◆ **Source data**
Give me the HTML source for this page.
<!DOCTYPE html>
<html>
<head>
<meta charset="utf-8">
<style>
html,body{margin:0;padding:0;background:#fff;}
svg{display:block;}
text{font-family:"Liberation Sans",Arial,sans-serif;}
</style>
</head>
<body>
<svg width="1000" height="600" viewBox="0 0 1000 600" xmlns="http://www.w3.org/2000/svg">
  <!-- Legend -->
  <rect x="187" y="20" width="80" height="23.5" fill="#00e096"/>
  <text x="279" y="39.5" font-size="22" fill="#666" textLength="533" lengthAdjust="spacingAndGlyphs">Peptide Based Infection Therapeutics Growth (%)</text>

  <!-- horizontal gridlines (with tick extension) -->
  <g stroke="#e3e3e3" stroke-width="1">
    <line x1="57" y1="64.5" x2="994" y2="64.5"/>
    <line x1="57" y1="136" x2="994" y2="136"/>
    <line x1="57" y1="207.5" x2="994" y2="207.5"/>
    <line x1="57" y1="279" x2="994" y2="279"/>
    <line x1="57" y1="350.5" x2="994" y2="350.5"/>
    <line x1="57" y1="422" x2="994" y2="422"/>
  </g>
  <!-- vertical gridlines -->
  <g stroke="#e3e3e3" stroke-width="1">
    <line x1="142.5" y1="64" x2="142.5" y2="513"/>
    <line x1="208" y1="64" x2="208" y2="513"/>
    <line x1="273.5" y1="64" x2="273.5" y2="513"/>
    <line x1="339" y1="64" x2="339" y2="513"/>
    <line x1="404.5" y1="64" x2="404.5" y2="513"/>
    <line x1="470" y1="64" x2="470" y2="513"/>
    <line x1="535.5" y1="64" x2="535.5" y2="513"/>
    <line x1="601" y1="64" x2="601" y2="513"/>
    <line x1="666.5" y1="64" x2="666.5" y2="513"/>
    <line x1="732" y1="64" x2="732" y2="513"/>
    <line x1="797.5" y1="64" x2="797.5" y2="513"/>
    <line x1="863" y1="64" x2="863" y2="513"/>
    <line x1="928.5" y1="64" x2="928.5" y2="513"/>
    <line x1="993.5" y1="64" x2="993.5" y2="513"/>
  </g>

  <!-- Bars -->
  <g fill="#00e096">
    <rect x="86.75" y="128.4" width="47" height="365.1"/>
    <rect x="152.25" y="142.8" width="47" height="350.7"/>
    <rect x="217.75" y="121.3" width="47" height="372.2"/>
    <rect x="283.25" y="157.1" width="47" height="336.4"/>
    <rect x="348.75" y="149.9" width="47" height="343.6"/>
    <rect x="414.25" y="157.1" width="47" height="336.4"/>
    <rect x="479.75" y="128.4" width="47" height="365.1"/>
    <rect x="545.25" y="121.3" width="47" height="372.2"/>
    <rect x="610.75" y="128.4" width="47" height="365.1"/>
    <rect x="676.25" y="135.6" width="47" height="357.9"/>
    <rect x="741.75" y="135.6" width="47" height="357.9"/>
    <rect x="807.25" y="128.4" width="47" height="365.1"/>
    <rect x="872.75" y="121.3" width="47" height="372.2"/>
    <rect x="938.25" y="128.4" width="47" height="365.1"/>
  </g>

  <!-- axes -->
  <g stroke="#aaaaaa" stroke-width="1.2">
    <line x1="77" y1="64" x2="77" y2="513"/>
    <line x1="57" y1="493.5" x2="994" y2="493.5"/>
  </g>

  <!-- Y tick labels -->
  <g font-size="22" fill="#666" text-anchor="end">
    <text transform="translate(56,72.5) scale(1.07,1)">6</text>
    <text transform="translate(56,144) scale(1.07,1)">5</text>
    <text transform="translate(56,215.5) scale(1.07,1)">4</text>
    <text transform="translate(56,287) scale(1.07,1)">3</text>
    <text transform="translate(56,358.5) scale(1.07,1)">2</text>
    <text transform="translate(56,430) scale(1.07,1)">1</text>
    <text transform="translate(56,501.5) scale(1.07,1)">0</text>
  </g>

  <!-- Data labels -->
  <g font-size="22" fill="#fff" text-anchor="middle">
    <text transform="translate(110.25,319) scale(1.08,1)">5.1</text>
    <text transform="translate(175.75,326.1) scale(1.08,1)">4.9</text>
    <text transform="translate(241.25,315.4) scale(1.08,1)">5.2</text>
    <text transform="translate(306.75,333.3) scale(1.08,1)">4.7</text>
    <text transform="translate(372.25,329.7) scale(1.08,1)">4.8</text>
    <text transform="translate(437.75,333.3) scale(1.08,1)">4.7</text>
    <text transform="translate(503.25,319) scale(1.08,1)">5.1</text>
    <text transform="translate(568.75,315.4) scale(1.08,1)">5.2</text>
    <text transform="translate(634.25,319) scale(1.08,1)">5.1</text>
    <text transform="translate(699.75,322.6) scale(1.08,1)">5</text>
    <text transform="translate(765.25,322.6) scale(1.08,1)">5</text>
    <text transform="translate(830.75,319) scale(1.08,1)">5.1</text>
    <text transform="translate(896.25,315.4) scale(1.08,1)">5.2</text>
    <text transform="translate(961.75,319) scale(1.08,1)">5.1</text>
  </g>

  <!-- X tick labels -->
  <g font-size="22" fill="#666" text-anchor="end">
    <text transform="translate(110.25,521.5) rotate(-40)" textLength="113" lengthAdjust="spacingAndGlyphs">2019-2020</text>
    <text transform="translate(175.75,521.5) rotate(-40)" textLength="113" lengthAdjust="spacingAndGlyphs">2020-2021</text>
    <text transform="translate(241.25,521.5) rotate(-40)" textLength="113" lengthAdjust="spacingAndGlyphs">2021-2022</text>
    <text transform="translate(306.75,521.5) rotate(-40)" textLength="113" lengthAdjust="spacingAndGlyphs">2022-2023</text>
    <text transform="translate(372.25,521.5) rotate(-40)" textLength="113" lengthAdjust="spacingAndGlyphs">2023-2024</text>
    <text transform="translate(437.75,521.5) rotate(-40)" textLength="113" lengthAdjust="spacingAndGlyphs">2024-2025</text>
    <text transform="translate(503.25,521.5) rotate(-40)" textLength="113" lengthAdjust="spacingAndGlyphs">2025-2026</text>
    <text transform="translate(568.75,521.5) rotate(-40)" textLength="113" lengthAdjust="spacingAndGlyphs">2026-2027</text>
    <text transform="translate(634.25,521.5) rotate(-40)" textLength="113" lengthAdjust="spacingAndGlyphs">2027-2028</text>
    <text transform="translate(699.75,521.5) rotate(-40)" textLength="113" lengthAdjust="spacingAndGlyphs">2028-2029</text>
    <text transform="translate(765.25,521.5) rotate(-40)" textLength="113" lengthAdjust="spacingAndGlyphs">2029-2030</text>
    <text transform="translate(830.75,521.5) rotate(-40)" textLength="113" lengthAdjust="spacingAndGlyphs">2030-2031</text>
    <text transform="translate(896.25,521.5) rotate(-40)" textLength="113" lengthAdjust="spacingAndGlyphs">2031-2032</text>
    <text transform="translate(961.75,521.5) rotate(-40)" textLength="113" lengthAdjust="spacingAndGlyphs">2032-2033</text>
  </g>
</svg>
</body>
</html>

◆ **What needs to be done**
Looking at the material above, please copy exactly every line from its first line through the line containing "Therapeutics Growth (%)</text>", with both ends included and nothing else.

◆ **Written response**
Give me the HTML source for this page.
<!DOCTYPE html>
<html>
<head>
<meta charset="utf-8">
<style>
html,body{margin:0;padding:0;background:#fff;}
svg{display:block;}
text{font-family:"Liberation Sans",Arial,sans-serif;}
</style>
</head>
<body>
<svg width="1000" height="600" viewBox="0 0 1000 600" xmlns="http://www.w3.org/2000/svg">
  <!-- Legend -->
  <rect x="187" y="20" width="80" height="23.5" fill="#00e096"/>
  <text x="279" y="39.5" font-size="22" fill="#666" textLength="533" lengthAdjust="spacingAndGlyphs">Peptide Based Infection Therapeutics Growth (%)</text>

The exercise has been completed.